Records with drawing code:

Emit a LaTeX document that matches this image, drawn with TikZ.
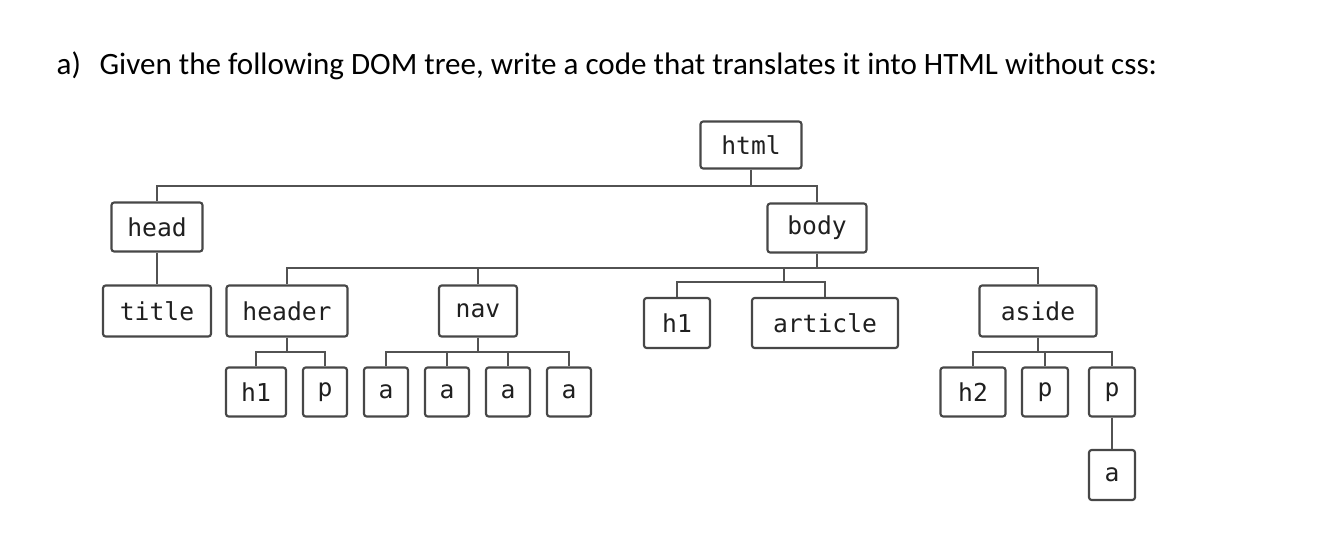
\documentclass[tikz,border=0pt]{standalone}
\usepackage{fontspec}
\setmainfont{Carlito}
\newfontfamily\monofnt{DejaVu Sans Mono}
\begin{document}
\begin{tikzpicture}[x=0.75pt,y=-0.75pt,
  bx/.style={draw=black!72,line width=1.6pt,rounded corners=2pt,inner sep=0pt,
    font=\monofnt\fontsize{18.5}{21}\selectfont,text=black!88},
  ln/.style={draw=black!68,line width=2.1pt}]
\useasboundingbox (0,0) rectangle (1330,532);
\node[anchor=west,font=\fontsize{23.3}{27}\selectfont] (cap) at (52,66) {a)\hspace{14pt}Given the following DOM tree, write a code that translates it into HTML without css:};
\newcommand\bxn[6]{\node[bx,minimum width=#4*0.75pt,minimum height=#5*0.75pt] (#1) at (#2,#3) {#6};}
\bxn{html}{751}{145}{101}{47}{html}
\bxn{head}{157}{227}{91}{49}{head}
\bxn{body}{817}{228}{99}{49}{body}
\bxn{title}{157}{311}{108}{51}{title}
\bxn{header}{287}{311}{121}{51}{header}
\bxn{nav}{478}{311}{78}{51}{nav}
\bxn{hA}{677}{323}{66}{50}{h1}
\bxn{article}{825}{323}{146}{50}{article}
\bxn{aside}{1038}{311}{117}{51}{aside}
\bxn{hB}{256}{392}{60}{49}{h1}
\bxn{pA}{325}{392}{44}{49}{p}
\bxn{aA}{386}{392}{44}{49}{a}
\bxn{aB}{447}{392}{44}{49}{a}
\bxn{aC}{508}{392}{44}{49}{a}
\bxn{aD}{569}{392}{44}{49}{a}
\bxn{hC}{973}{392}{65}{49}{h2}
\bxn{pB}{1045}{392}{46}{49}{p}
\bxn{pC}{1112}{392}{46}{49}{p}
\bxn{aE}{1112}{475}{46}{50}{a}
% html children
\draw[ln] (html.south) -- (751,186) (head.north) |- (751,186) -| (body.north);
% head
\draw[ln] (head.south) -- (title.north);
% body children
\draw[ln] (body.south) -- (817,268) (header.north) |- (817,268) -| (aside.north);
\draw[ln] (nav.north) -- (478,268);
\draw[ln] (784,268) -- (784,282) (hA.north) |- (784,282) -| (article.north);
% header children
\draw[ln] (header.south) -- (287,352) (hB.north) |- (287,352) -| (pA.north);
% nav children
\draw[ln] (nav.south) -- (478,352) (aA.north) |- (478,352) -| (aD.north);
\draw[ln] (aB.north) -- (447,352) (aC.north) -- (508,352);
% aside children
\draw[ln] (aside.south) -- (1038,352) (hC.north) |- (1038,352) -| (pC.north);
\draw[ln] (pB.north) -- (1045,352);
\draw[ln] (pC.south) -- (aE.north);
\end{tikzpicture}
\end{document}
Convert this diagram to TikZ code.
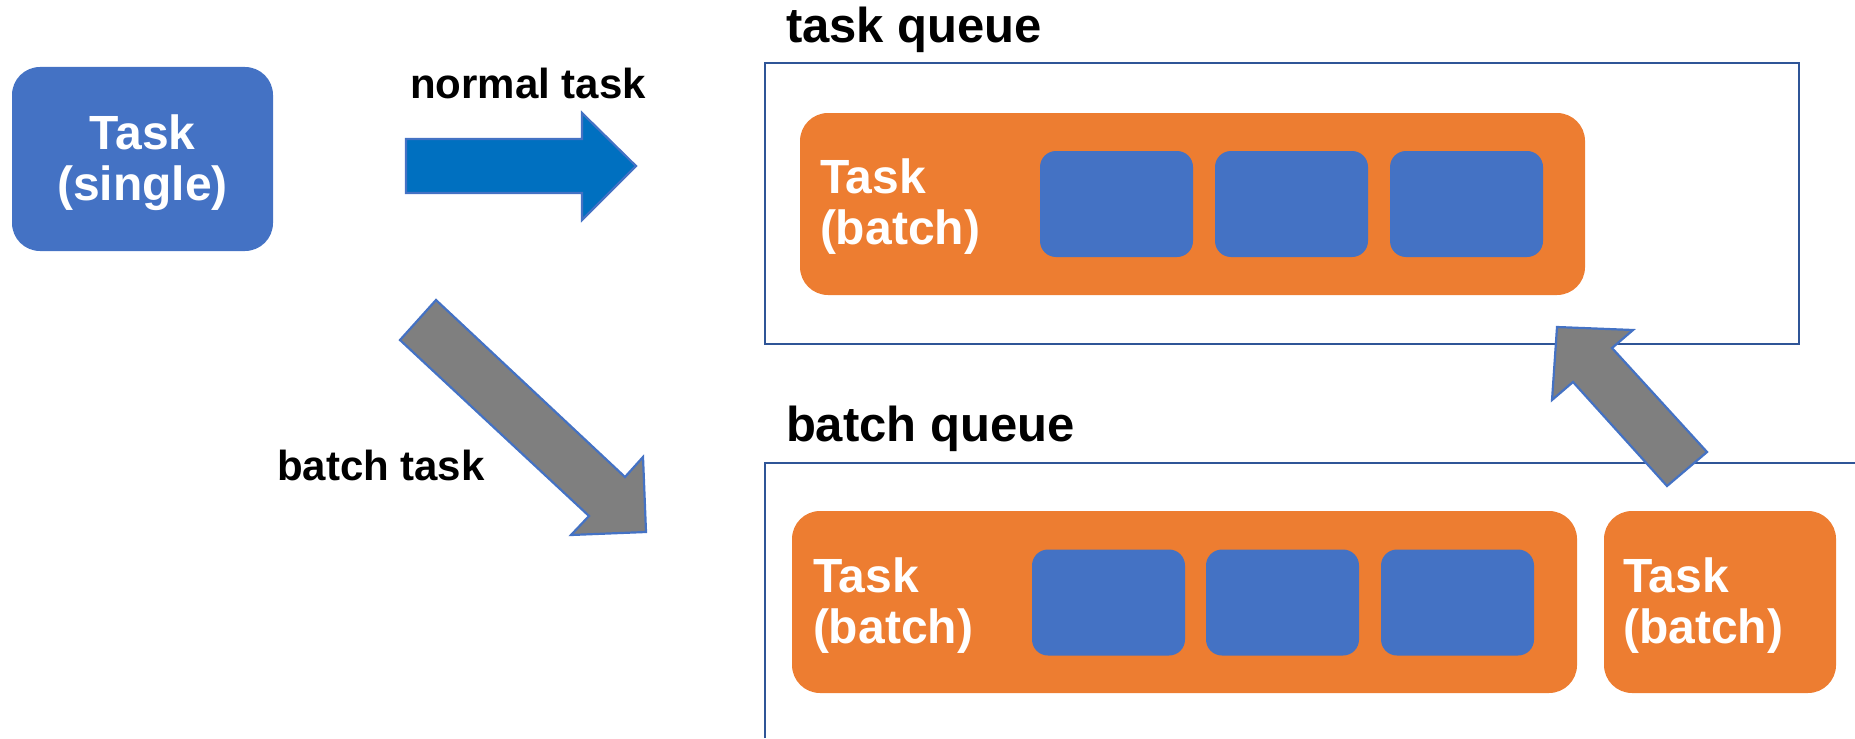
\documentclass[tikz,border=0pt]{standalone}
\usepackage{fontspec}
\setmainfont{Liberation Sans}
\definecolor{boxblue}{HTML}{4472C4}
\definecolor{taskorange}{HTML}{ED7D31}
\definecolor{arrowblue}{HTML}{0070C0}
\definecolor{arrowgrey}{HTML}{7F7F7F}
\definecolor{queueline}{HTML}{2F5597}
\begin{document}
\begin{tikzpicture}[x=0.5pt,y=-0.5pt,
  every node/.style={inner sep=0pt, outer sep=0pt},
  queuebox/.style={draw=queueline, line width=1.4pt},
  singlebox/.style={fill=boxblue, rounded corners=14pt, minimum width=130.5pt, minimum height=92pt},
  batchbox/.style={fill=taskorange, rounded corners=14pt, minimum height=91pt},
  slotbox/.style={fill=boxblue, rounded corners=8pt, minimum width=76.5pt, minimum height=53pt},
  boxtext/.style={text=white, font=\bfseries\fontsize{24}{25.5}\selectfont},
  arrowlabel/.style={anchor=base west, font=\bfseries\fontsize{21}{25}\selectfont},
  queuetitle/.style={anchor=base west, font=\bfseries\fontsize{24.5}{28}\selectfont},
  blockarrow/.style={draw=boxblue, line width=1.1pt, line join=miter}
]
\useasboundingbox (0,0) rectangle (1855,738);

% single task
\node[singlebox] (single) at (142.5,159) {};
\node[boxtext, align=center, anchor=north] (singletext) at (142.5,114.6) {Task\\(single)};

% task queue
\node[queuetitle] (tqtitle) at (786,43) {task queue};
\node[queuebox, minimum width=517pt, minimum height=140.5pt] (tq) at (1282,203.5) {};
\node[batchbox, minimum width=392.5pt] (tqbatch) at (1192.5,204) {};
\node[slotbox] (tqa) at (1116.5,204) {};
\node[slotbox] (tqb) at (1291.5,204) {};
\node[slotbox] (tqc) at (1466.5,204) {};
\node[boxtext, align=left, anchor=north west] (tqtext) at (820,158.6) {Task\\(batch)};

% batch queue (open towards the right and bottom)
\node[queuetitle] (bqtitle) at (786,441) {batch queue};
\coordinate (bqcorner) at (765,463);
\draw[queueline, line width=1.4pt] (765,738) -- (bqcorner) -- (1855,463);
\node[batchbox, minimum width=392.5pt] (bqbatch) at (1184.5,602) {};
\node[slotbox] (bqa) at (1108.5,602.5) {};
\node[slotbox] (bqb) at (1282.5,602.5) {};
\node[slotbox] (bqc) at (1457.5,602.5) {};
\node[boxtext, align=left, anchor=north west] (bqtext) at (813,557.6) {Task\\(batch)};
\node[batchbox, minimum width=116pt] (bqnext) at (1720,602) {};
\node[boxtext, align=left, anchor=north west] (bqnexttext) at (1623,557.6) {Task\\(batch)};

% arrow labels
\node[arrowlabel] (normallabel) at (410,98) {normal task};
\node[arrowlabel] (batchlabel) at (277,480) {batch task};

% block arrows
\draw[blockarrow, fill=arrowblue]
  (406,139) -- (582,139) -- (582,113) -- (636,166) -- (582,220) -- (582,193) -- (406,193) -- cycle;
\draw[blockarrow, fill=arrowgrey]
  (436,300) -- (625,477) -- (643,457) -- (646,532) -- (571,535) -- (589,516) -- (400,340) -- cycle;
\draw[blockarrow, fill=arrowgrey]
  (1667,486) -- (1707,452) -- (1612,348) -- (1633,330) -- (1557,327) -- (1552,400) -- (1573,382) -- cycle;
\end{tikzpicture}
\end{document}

---

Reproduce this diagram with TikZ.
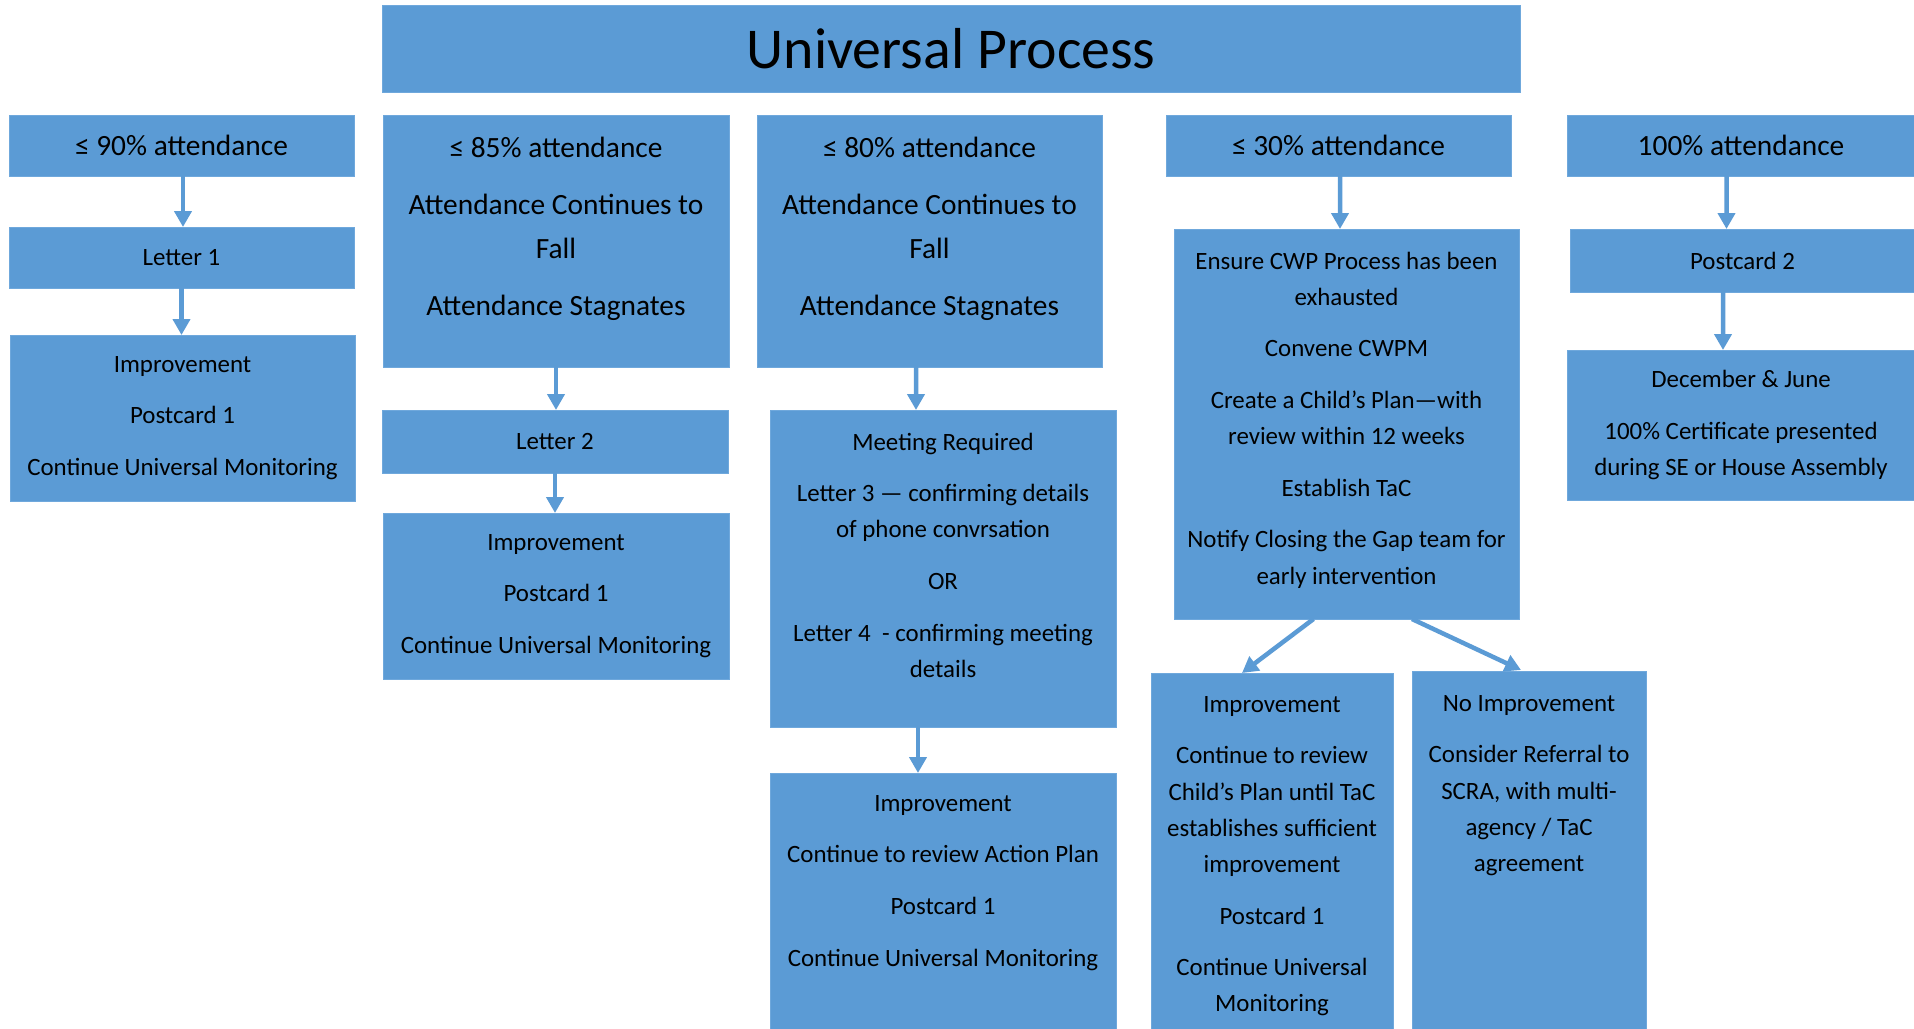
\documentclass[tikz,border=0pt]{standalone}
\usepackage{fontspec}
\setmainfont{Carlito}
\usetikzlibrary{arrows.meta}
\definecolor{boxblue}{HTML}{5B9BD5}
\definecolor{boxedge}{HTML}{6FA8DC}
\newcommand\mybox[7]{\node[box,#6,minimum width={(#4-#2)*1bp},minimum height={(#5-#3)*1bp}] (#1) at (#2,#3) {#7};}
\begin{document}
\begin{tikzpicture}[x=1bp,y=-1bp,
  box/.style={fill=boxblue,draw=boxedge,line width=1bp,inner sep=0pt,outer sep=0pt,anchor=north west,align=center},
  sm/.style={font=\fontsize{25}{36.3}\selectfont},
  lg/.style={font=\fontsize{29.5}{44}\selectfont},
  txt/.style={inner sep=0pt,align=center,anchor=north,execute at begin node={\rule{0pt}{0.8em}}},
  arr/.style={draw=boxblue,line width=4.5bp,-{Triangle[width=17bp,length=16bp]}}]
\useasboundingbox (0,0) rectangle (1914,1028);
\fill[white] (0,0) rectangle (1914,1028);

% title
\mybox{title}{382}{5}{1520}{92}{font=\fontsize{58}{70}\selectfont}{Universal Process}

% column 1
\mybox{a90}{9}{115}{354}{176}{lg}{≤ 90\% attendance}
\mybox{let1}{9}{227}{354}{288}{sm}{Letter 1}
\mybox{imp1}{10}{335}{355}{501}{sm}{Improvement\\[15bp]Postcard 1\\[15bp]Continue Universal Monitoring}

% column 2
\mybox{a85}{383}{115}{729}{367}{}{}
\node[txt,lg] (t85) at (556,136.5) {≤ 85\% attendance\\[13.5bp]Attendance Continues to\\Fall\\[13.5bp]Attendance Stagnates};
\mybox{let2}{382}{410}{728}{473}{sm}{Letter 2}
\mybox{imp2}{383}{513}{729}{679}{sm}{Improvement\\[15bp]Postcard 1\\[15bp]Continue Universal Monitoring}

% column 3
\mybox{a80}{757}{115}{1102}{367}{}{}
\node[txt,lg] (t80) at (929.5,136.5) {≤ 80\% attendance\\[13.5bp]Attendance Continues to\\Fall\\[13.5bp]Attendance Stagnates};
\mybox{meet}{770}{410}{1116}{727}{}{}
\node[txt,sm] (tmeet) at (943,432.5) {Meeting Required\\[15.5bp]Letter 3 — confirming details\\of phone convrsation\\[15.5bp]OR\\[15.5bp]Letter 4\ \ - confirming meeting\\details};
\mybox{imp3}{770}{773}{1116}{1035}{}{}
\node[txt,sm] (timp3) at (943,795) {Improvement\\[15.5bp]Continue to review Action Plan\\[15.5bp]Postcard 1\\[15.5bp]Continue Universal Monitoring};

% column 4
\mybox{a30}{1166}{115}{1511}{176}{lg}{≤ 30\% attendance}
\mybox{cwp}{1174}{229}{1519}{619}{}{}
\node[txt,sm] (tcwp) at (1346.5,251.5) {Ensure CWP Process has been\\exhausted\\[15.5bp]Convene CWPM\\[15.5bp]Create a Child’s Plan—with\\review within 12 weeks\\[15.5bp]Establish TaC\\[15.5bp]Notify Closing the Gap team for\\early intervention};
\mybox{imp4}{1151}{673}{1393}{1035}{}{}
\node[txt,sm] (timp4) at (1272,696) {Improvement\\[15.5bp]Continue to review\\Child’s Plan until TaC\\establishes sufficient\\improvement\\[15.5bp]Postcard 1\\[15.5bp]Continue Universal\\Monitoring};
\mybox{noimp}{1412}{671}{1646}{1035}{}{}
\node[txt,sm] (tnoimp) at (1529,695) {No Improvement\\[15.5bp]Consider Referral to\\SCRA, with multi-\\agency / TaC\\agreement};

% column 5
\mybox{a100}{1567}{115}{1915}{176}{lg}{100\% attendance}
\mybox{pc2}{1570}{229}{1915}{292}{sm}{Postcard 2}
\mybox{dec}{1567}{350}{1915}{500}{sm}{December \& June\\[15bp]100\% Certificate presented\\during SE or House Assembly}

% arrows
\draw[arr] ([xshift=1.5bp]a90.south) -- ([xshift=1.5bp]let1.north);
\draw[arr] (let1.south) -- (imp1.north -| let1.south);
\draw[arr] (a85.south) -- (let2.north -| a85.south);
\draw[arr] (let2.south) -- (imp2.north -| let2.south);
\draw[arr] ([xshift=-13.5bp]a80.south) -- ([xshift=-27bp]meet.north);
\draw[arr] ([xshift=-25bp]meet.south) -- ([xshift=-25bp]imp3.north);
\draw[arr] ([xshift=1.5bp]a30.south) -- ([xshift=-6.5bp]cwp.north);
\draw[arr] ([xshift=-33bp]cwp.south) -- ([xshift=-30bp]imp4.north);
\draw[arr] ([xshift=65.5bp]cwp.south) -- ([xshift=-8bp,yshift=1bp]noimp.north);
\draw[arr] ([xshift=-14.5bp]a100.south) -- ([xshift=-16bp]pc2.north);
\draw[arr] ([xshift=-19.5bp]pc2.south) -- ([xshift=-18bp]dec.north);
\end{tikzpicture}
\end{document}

◆ **WHAT TO PRODUCE**: Repeat exactly, and only, the lines between the line holding "Convert this diagram to TikZ code." and the line holding "anchor=north west] (tqtext)", inclusive, leaving pictures out.

◆ **EXPECTED ANSWER**:
Convert this diagram to TikZ code.
\documentclass[tikz,border=0pt]{standalone}
\usepackage{fontspec}
\setmainfont{Liberation Sans}
\definecolor{boxblue}{HTML}{4472C4}
\definecolor{taskorange}{HTML}{ED7D31}
\definecolor{arrowblue}{HTML}{0070C0}
\definecolor{arrowgrey}{HTML}{7F7F7F}
\definecolor{queueline}{HTML}{2F5597}
\begin{document}
\begin{tikzpicture}[x=0.5pt,y=-0.5pt,
  every node/.style={inner sep=0pt, outer sep=0pt},
  queuebox/.style={draw=queueline, line width=1.4pt},
  singlebox/.style={fill=boxblue, rounded corners=14pt, minimum width=130.5pt, minimum height=92pt},
  batchbox/.style={fill=taskorange, rounded corners=14pt, minimum height=91pt},
  slotbox/.style={fill=boxblue, rounded corners=8pt, minimum width=76.5pt, minimum height=53pt},
  boxtext/.style={text=white, font=\bfseries\fontsize{24}{25.5}\selectfont},
  arrowlabel/.style={anchor=base west, font=\bfseries\fontsize{21}{25}\selectfont},
  queuetitle/.style={anchor=base west, font=\bfseries\fontsize{24.5}{28}\selectfont},
  blockarrow/.style={draw=boxblue, line width=1.1pt, line join=miter}
]
\useasboundingbox (0,0) rectangle (1855,738);

% single task
\node[singlebox] (single) at (142.5,159) {};
\node[boxtext, align=center, anchor=north] (singletext) at (142.5,114.6) {Task\\(single)};

% task queue
\node[queuetitle] (tqtitle) at (786,43) {task queue};
\node[queuebox, minimum width=517pt, minimum height=140.5pt] (tq) at (1282,203.5) {};
\node[batchbox, minimum width=392.5pt] (tqbatch) at (1192.5,204) {};
\node[slotbox] (tqa) at (1116.5,204) {};
\node[slotbox] (tqb) at (1291.5,204) {};
\node[slotbox] (tqc) at (1466.5,204) {};
\node[boxtext, align=left, anchor=north west] (tqtext) at (820,158.6) {Task\\(batch)};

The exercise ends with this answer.